Anyone have a clue where to buy a laser pointer kit to turn? Or has anyone ever "modded" a laser poiter to any other kit to make one?

I have a friend just ask me if I could make him one...


----------



## Randy_ (Feb 20, 2009)

If I am not mistaken, AS still sells a laser pointer kit.  PSI used to sell one; but I think they discontinued it.


----------



## Crashmph (Feb 20, 2009)

n00b here... what is AS?


----------



## johnkofi (Feb 20, 2009)

Arizona Silhouette - www.arizonasilhouette.com


----------



## Woodlvr (Feb 20, 2009)

You might have better luck asking this question in the casual conversation, or list a WTB laser pointer kit in the individual classifieds. Ed4copies sold some of us kits last year and I am not sure if he still has them.
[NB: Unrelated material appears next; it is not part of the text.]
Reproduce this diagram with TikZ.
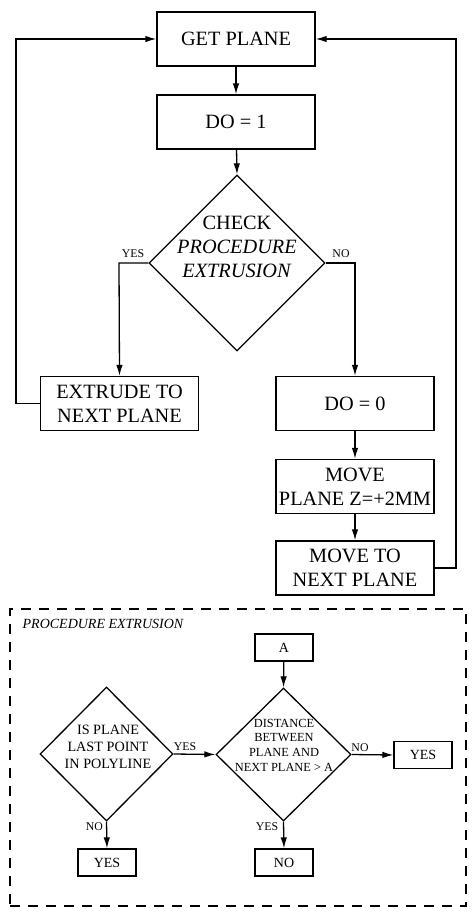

Also I was standing in line at the dollar store last week and there were some hanging for sale, these are the skinny type but maybe you could convert them to your own style.


----------



## Crashmph (Feb 20, 2009)

Woodlvr said:


> You might have better luck asking this question in the casual conversation, or list a WTB laser pointer kit in the individual classifieds. Ed4copies sold some of us kits last year and I am not sure if he still has them. Also I was standing in line at the dollar store last week and there were some hanging for sale, these are the skinny type but maybe you could convert them to your own style.



Thanks... I was not sure where to post this question.

I will have to check out the $ store.


----------